[WHAT IS ASKED]
Check each line for the word "this" and report how many have it. Give nothing else.

[SOURCE MATERIAL]
________

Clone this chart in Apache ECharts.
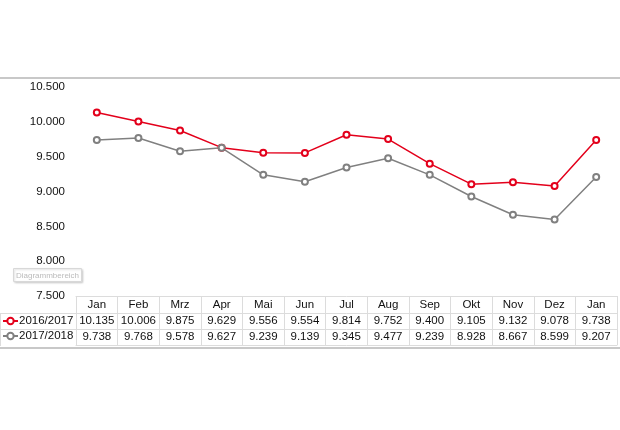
<!DOCTYPE html>
<html>
<head>
<meta charset="utf-8">
<script src="https://cdn.jsdelivr.net/npm/echarts@6/dist/echarts.min.js"></script>
<style>
  html, body { margin: 0; padding: 0; background: #fff; }
  #chart { width: 620px; height: 430px; }
</style>
</head>
<body>
<div id="chart"></div>
<script>
const months = ['Jan', 'Feb', 'Mrz', 'Apr', 'Mai', 'Jun', 'Jul', 'Aug', 'Sep', 'Okt', 'Nov', 'Dez', 'Jan'];
const season1 = [10135, 10006, 9875, 9629, 9556, 9554, 9814, 9752, 9400, 9105, 9132, 9078, 9738];
const season2 = [9738, 9768, 9578, 9627, 9239, 9139, 9345, 9477, 9239, 8928, 8667, 8599, 9207];
const seriesNames = ['2016/2017', '2017/2018'];

// German thousands separator: 10135 -> "10.135"
const fmt = (v) => Math.floor(v / 1000) + '.' + String(v % 1000).padStart(3, '0');

const font = 'Arial, "Liberation Sans", sans-serif';
const fontSize = 11.5;
const lineCol = '#dcdcdc';
const frameCol = '#c8c8c8';

const chart = echarts.init(document.getElementById('chart'));

// one x axis per table row, stacked with offsets below the plot
const rowAxis = (data, offset, showLabel) => ({
    type: 'category',
    position: 'bottom',
    offset,
    data,
    axisLine: { show: true, lineStyle: { color: lineCol, width: 1 } },
    axisTick: { show: false },
    axisLabel: {
        show: showLabel,
        interval: 0,
        margin: 2,
        color: '#111',
        fontFamily: font,
        fontSize,
    },
});

chart.setOption({
    animation: false,
    textStyle: { fontFamily: font },
    grid: { left: 76, right: 3, top: 87, bottom: 134 },
    legend: {
        orient: 'vertical',
        left: 2,
        top: 315,
        padding: 0,
        itemWidth: 15,
        itemHeight: 8,
        itemGap: 3,
        textStyle: { color: '#111', fontSize, fontFamily: font, padding: [0, 0, 0, -4] },
        data: seriesNames,
    },
    xAxis: [
        {
            type: 'category',
            data: months,
            axisLine: { show: true, lineStyle: { color: lineCol } },
            axisTick: { show: true, interval: 0, length: 49, lineStyle: { color: lineCol } },
            axisLabel: { interval: 0, margin: 3, color: '#111', fontFamily: font, fontSize },
        },
        rowAxis(season1.map(fmt), 17, true),
        rowAxis(season2.map(fmt), 33, true),
        rowAxis(months.map(() => ''), 49, false),
    ],
    yAxis: {
        type: 'value',
        min: 7500,
        max: 10500,
        interval: 500,
        axisLine: { show: false },
        axisTick: { show: false },
        splitLine: { show: false },
        axisLabel: { margin: 11, color: '#111', fontFamily: font, fontSize, formatter: fmt },
    },
    series: [
        {
            name: seriesNames[0],
            type: 'line',
            data: season1,
            color: '#e3001b',
            symbol: 'emptyCircle',
            symbolSize: 6,
            lineStyle: { width: 1.5 },
            itemStyle: { borderWidth: 1.5 },
        },
        {
            name: seriesNames[1],
            type: 'line',
            data: season2,
            color: '#808080',
            symbol: 'emptyCircle',
            symbolSize: 6,
            lineStyle: { width: 1.5 },
            itemStyle: { borderWidth: 1.5 },
        },
    ],
    graphic: [
        { type: 'line', shape: { x1: 0, y1: 78, x2: 620, y2: 78 }, style: { stroke: frameCol, lineWidth: 2 } },
        { type: 'line', shape: { x1: 0, y1: 348, x2: 620, y2: 348 }, style: { stroke: frameCol, lineWidth: 2 } },
        { type: 'line', shape: { x1: 0, y1: 313.5, x2: 76, y2: 313.5 }, style: { stroke: lineCol, lineWidth: 1 } },
        { type: 'line', shape: { x1: 0, y1: 329.5, x2: 76, y2: 329.5 }, style: { stroke: lineCol, lineWidth: 1 } },
        { type: 'line', shape: { x1: 0.5, y1: 313, x2: 0.5, y2: 346 }, style: { stroke: lineCol, lineWidth: 1 } },
        {
            type: 'group',
            left: 13,
            top: 268,
            children: [
                {
                    type: 'rect',
                    shape: { x: 0, y: 0, width: 68, height: 13 },
                    style: { fill: '#fff', stroke: '#d8d8d8', lineWidth: 1, shadowBlur: 2, shadowOffsetX: 1, shadowOffsetY: 1, shadowColor: 'rgba(0,0,0,0.15)' },
                },
                {
                    type: 'text',
                    x: 34,
                    y: 7,
                    style: { text: 'Diagrammbereich', fill: '#bbb', fontSize: 8, fontFamily: font, align: 'center', verticalAlign: 'middle' },
                },
            ],
        },
    ],
});
</script>
</body>
</html>
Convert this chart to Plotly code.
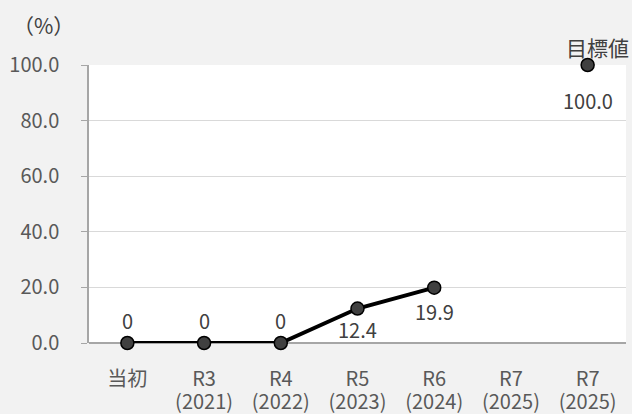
import plotly.graph_objects as go

categories = ["当初", "R3<br>(2021)", "R4<br>(2022)", "R5<br>(2023)", "R6<br>(2024)", "R7<br>(2025)", "R7<br>(2025)"]
actual_values = [0, 0, 0, 12.4, 19.9]
actual_labels = ["0", "0", "0", "12.4", "19.9"]
target_value = 100.0
target_label = "100.0"
target_name = "目標値"
y_ticks = [0, 20, 40, 60, 80, 100]

x_idx = list(range(len(categories)))
font_family = "Noto Sans CJK JP"
txt_color = "#595959"
FS = 20


def big(s):
    return "<br>".join(f"<span style='font-size:{FS}px'>{p}</span>" for p in s.split("<br>"))


fig = go.Figure()
fig.add_trace(go.Scatter(
    x=x_idx[:len(actual_values)], y=actual_values, mode="lines+markers",
    line=dict(color="#000000", width=4),
    marker=dict(size=13, color="#404040", line=dict(color="#000000", width=1.5)),
    showlegend=False, hoverinfo="skip", cliponaxis=False))
fig.add_trace(go.Scatter(
    x=[x_idx[-1]], y=[target_value], mode="markers",
    marker=dict(size=13, color="#404040", line=dict(color="#000000", width=1.5)),
    showlegend=False, hoverinfo="skip", cliponaxis=False))

shifts = [23, 23, 23, -21, -24]
for xi, v, lab, s in zip(x_idx, actual_values, actual_labels, shifts):
    fig.add_annotation(x=xi, y=v, text=lab, showarrow=False, yshift=s,
                       font=dict(size=FS, color="#404040", family=font_family))
fig.add_annotation(x=x_idx[-1], y=target_value, text=target_label, showarrow=False, yshift=-35,
                   font=dict(size=FS, color="#404040", family=font_family))
fig.add_annotation(x=x_idx[-1], y=target_value, text=target_name, showarrow=False, yshift=18, xshift=10,
                   font=dict(size=FS + 1, color="#404040", family=font_family))
fig.add_annotation(xref="paper", yref="paper", x=0, xshift=-46, y=1.0, yshift=40, text="（%）",
                   xanchor="center", yanchor="middle",
                   showarrow=False, font=dict(size=FS + 1, color="#404040", family=font_family))

fig.update_layout(
    width=632, height=414,
    margin=dict(l=89, r=6, t=65, b=71),
    paper_bgcolor="#f2f2f2", plot_bgcolor="#ffffff",
    font=dict(family=font_family, size=FS, color=txt_color),
)
fig.update_xaxes(
    range=[-0.5, 6.5], tickvals=x_idx, ticktext=[big(c) for c in categories],
    showgrid=False, showline=False, ticks="", zeroline=False,
    ticklabelstandoff=24, automargin=False,
    tickfont=dict(size=18, color=txt_color))
fig.update_yaxes(
    range=[0, 100], tickvals=y_ticks, ticktext=[f"{t:.1f}" for t in y_ticks],
    showgrid=True, gridcolor="#d9d9d9", gridwidth=1,
    showline=True, linecolor="#a6a6a6", linewidth=1.5,
    ticks="outside", ticklen=6, tickcolor="#a6a6a6",
    zeroline=True, zerolinecolor="#a6a6a6", zerolinewidth=1.5,
    ticklabelstandoff=18, automargin=False,
    tickfont=dict(size=FS, color=txt_color))

fig.write_html("out.html", config={"displayModeBar": False},
               post_script="document.body.style.margin='0';document.body.style.overflow='hidden';")
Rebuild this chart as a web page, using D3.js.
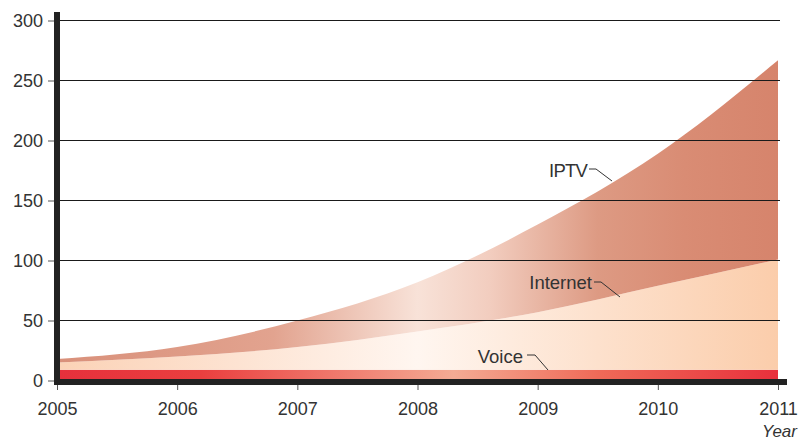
<!DOCTYPE html>
<html>
<head>
<meta charset="utf-8">
<script src="https://cdn.jsdelivr.net/npm/d3@7"></script>
<style>
  body { margin: 0; background: #fff; }
  text { font-family: "Liberation Sans", Arial, sans-serif; fill: #333; }
</style>
</head>
<body>
<script>
// data
var years = [2005, 2006, 2007, 2008, 2009, 2010, 2011];
var voice = [8.5, 8.5, 8.5, 8.5, 8.5, 8.5, 8.5];
var internet = [6, 11, 19, 32, 48, 70, 92];
var iptv = [3, 8, 22, 41, 73, 110, 166];
var yTicks = [0, 50, 100, 150, 200, 250, 300];
var seriesNames = ["Voice", "Internet", "IPTV"];

var width = 802, height = 441;

var svg = d3.select("body").append("svg")
    .attr("width", width)
    .attr("height", height);

var x = d3.scaleLinear().domain([2005, 2011]).range([57, 778]);
var y = d3.scaleLinear().domain([0, 300]).range([380, 20]);

var table = years.map(function(yr, i) {
    return { year: yr, Voice: voice[i], Internet: internet[i], IPTV: iptv[i] };
});
var stacked = d3.stack().keys(seriesNames)(table);

// horizontal gradients for each layer
var defs = svg.append("defs");
var gradients = {
    IPTV: [[0, "#d9907a"], [0.3, "#e2a38f"], [0.5, "#f8e2d8"], [0.6, "#f2cdbf"], [0.75, "#dd9a83"], [0.87, "#d98c74"], [1, "#d6846c"]],
    Internet: [[0, "#fbd2b6"], [0.25, "#fde3d2"], [0.5, "#fff6f0"], [0.75, "#fde1cd"], [1, "#fbcdab"]],
    Voice: [[0, "#e6303c"], [0.2, "#ea3f3f"], [0.55, "#f4ab94"], [0.75, "#ef6a58"], [1, "#e8303c"]]
};
seriesNames.forEach(function(k) {
    var g = defs.append("linearGradient")
        .attr("id", "grad" + k)
        .attr("gradientUnits", "userSpaceOnUse")
        .attr("x1", x(2005)).attr("x2", x(2011))
        .attr("y1", 0).attr("y2", 0);
    gradients[k].forEach(function(s) {
        g.append("stop").attr("offset", s[0]).attr("stop-color", s[1]);
    });
});

var area = d3.area()
    .curve(d3.curveMonotoneX)
    .x(function(d) { return x(d.data.year); })
    .y0(function(d) { return y(d[0]); })
    .y1(function(d) { return y(d[1]); });

svg.append("g").selectAll("path")
    .data(stacked)
    .enter()
    .append("path")
    .attr("d", area)
    .attr("fill", function(d) { return "url(#grad" + d.key + ")"; });

// gridlines on top of the areas
svg.append("g").selectAll("line")
    .data(yTicks.filter(function(t) { return t > 0; }))
    .enter()
    .append("line")
    .attr("x1", x(2005)).attr("x2", 780)
    .attr("y1", function(d) { return Math.round(y(d)) + 0.5; })
    .attr("y2", function(d) { return Math.round(y(d)) + 0.5; })
    .attr("stroke", "#1a1a1a")
    .attr("stroke-width", 1)
    .attr("shape-rendering", "crispEdges");

// y axis
var yAxis = d3.axisLeft(y).tickValues(yTicks).tickSize(6).tickPadding(5);
var gy = svg.append("g").attr("transform", "translate(54,0.5)").call(yAxis);
gy.select(".domain").remove();
gy.selectAll(".tick line").attr("stroke", "#555");
gy.selectAll(".tick text").style("font-size", "18px").attr("fill", "#333");

// x axis
var xAxis = d3.axisBottom(x).tickValues(years).tickFormat(d3.format("d")).tickSize(6).tickPadding(12);
var gx = svg.append("g").attr("transform", "translate(0,384)").call(xAxis);
gx.select(".domain").remove();
gx.selectAll(".tick line").attr("stroke", "#555");
gx.selectAll(".tick text").style("font-size", "18px").attr("fill", "#333");

// thick axis bars
svg.append("rect").attr("x", 54).attr("y", 12).attr("width", 6).attr("height", 373).attr("fill", "#222");
svg.append("rect").attr("x", 54).attr("y", 379).attr("width", 733).attr("height", 6).attr("fill", "#222");

svg.append("text")
    .attr("x", 797).attr("y", 437)
    .attr("text-anchor", "end")
    .style("font-size", "17px")
    .style("font-style", "italic")
    .text("Year");

// series labels with leader lines
var labels = [
    { name: "IPTV", tx: 587, ty: 177, pts: [[589, 169], [596, 169], [612, 181]] },
    { name: "Internet", tx: 592, ty: 289, pts: [[594, 282], [601, 282], [620, 297]] },
    { name: "Voice", tx: 523, ty: 363, pts: [[527, 355], [535, 355], [548, 370]] }
];
labels.forEach(function(l) {
    svg.append("text")
        .attr("x", l.tx).attr("y", l.ty)
        .attr("text-anchor", "end")
        .style("font-size", "18.5px")
        .style("letter-spacing", l.name == "IPTV" ? "-0.8px" : "0px")
        .text(l.name);
    svg.append("path")
        .attr("d", d3.line()(l.pts))
        .attr("fill", "none")
        .attr("stroke", "#333")
        .attr("stroke-width", 1);
});
</script>
</body>
</html>
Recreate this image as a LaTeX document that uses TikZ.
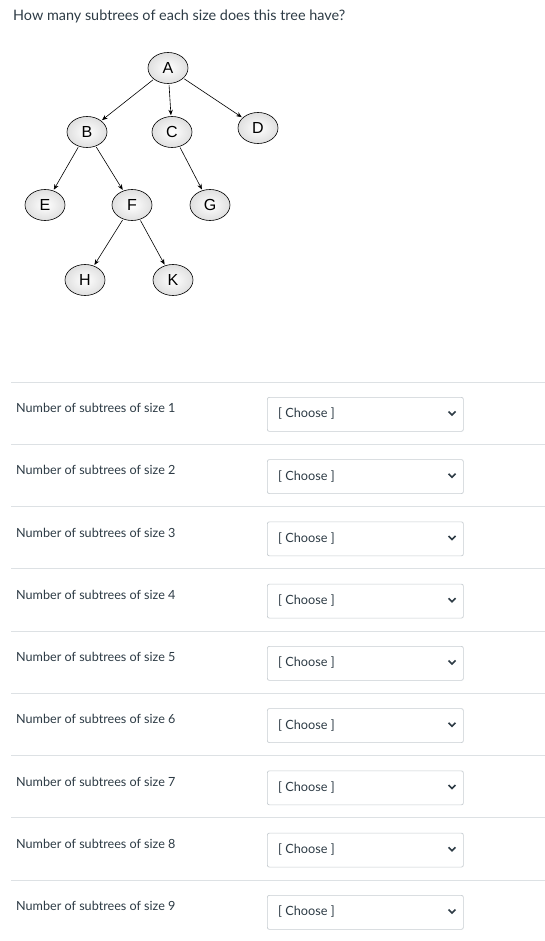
\documentclass[tikz,border=0pt]{standalone}
\usepackage{fontspec}
\setmainfont{Lato}
\newfontfamily\treefont{Liberation Sans}
\usetikzlibrary{arrows.meta,shapes.geometric}
\definecolor{txt}{HTML}{2D3B45}
\definecolor{sep}{HTML}{DDE1E4}
\definecolor{boxb}{HTML}{C7CDD1}
\begin{document}
\begin{tikzpicture}[x=1pt,y=-1pt,
  tnode/.style={ellipse,draw=black,line width=0.6pt,minimum width=40pt,minimum height=31pt,inner sep=0pt,
    inner color=white,outer color=gray!25,font=\treefont\fontsize{16}{16}\selectfont},
  tedge/.style={-{Stealth[length=5.5pt,width=4.5pt]},line width=0.6pt,shorten >=1pt,shorten <=1pt},
  rowlabel/.style={anchor=west,inner sep=0pt,text=txt,font=\fontsize{12.6}{13}\selectfont},
  choosebox/.style={draw=boxb,line width=0.7pt,rounded corners=2pt,minimum width=196pt,minimum height=34pt,anchor=north west,inner sep=0pt},
  choosetext/.style={anchor=west,inner sep=0pt,text=txt,font=\fontsize{12.7}{13}\selectfont},
  sepline/.style={draw=sep,line width=0.8pt},
  chev/.style={draw=txt,line width=1.5pt}
]
\useasboundingbox (0,0) rectangle (545,941);
\fill[white] (0,0) rectangle (545,941);
\node[anchor=base west,inner sep=0pt,text=txt,font=\fontsize{14.4}{15}\selectfont] (title) at (13,21) {How many subtrees of each size does this tree have?};
% tree
\node[tnode] (A) at (168,68) {A};
\node[tnode] (B) at (87,132) {B};
\node[tnode] (C) at (172,132) {C};
\node[tnode] (D) at (258,128) {D};
\node[tnode] (E) at (45,205) {E};
\node[tnode] (F) at (132,205) {F};
\node[tnode] (G) at (210,205) {G};
\node[tnode] (H) at (85,280) {H};
\node[tnode] (K) at (173,280) {K};
\draw[tedge] (A) -- (B);
\draw[tedge] (A) -- (C);
\draw[tedge] (A) -- (D);
\draw[tedge] (B) -- (E);
\draw[tedge] (B) -- (F);
\draw[tedge] (C) -- (G);
\draw[tedge] (F) -- (H);
\draw[tedge] (F) -- (K);
% rows
\foreach \i in {1,...,9}{
  \pgfmathsetmacro{\ly}{382+62.25*(\i-1)}
  \pgfmathsetmacro{\ty}{408+62.25*(\i-1)}
  \pgfmathsetmacro{\by}{397+62.25*(\i-1)}
  \pgfmathsetmacro{\cy}{414+62.25*(\i-1)}
  \coordinate (sl\i) at (11,\ly);
  \coordinate (sr\i) at (545,\ly);
  \draw[sepline] (sl\i) -- (sr\i);
  \node[rowlabel] (lab\i) at (16,\ty) {Number of subtrees of size \i};
  \node[choosebox] (box\i) at (267,\by) {};
  \node[choosetext] (ch\i) at (278,\cy) {[ Choose ]};
  \coordinate (cv1\i) at (448.5,\cy-2.5);
  \coordinate (cv2\i) at (452,\cy+1);
  \coordinate (cv3\i) at (455.5,\cy-2.5);
  \draw[chev] (cv1\i) -- (cv2\i) -- (cv3\i);
}
\end{tikzpicture}
\end{document}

________

[TASK ANSWER]
5